Réquiem por un soldado caído

Por Enrique Lomas Urista

Mi suegro fue un hombre chapado a la antigua, de esos que se meten a la historia frenando la apertura de un confinamiento nuclear y siendo el amigo de su yerno. Y es que a la vista de las antiguas generaciones un suegro jamás fue un amigo del esposo de su hija, pero Don Alfonso tendía al heroísmo y se jugó el pellejo y el alma para tenderme una férrea, aunque secreta amistad.

No miento cuando afirmo que estaba construido con el material sobrante de las guerras mundiales y me impresionaba la contundente armadura con la que escondía ante todos su alma de niño. A escondidas de mi suegra bebíamos como condenados a muerte y brincamos algunas trincheras para reirnos de todo y de nada, para luego regresar a la realidad, donde lo esperaba la mirada severa de mi suegra, para recordarnos la regla aún vigente de los años noventa: un suegro nunca es amigo de sus yernos.

Pero Dios, que inventó a las suegras para ordenar el desastre del mundo, me regaló al único suegro que pudo ser un amigo secreto.

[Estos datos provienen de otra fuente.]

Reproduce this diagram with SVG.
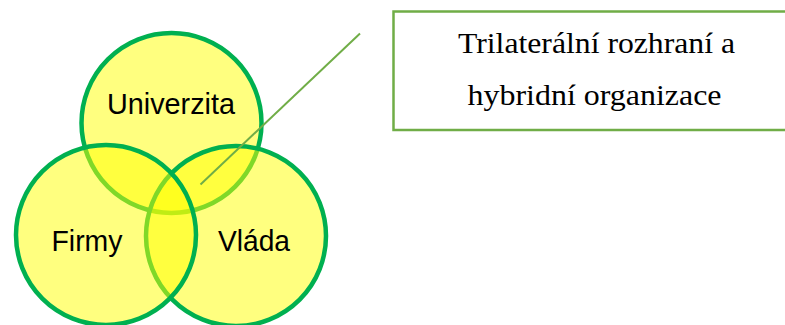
<svg xmlns="http://www.w3.org/2000/svg" width="785" height="325" viewBox="0 0 785 325">
<style>
.c{fill:#FFFF00;fill-opacity:0.5;stroke:#00B050;stroke-width:4.5}
.lbl{font-family:"Liberation Sans",Arial,sans-serif;font-size:29px;fill:#000;text-anchor:middle}
.box{fill:#fff;stroke:#70AD47;stroke-width:2.5}
.bt{font-family:"Liberation Serif","Times New Roman",serif;font-size:30px;fill:#000;text-anchor:middle}
</style>
<rect width="785" height="325" fill="#fff"/>
<g id="univerzita"><circle class="c" cx="171.5" cy="123" r="90"/></g>
<g id="vlada"><circle class="c" cx="236" cy="236" r="90"/></g>
<g id="firmy"><circle class="c" cx="106" cy="235" r="90"/></g>
<g id="labels">
<text class="lbl" x="171" y="113.5" textLength="128" lengthAdjust="spacingAndGlyphs">Univerzita</text>
<text class="lbl" x="87" y="250.5" textLength="71" lengthAdjust="spacingAndGlyphs">Firmy</text>
<text class="lbl" x="254" y="250.5" textLength="72" lengthAdjust="spacingAndGlyphs">Vláda</text>
</g>
<g id="callout">
<rect class="box" x="393.5" y="11.5" width="500" height="118.5"/>
<text class="bt" x="596.5" y="52.5" textLength="277" lengthAdjust="spacingAndGlyphs">Trilaterální rozhraní a</text>
<text class="bt" x="594.5" y="105" textLength="254" lengthAdjust="spacingAndGlyphs">hybridní organizace</text>
</g>
<g id="connectors">
<line x1="360" y1="33.5" x2="200.5" y2="184.5" stroke="#70AD47" stroke-width="2"/>
</g>
</svg>
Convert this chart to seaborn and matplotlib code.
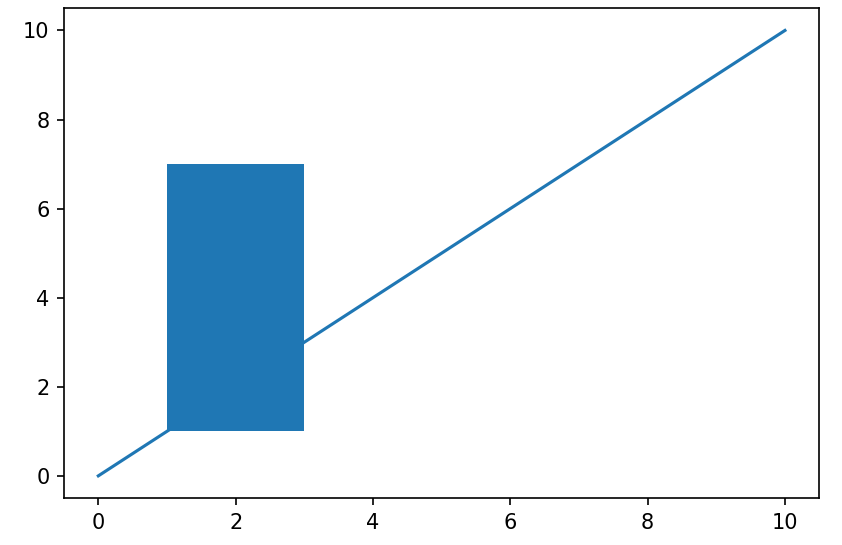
import matplotlib
matplotlib.use("Agg")
import matplotlib.pyplot as plt
import matplotlib.patches as patches
import seaborn as sns

# line data
line_x = [0, 10]
line_y = [0, 10]

# rectangle: corner, width, height
rect_xy = (1, 1)
rect_w = 2
rect_h = 6

fig, ax = plt.subplots(figsize=(842 / 150, 545 / 150), dpi=150)
fig.subplots_adjust(left=0.076, right=0.973, bottom=0.086, top=0.985)

sns.lineplot(x=line_x, y=line_y, ax=ax, color="#1f77b4")

ax.add_patch(
    patches.Rectangle(rect_xy, rect_w, rect_h, facecolor="#1f77b4", zorder=3)
)

ax.set_xticks([0, 2, 4, 6, 8, 10])
ax.set_yticks([0, 2, 4, 6, 8, 10])

plt.savefig("out.png", dpi=150)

Antes de volar, en su última batalla terrestre, me regaló sus fascinantes historias guerreras del delirio nunca contadas; me otorgó la sonrisa de niño desde el fondo de su abollada y descascarada armadura. No tardo mucho en retomar con Don Alfonso las armas flexibles de la amistad en un reino en el que no hay suegras en el campo de batalla.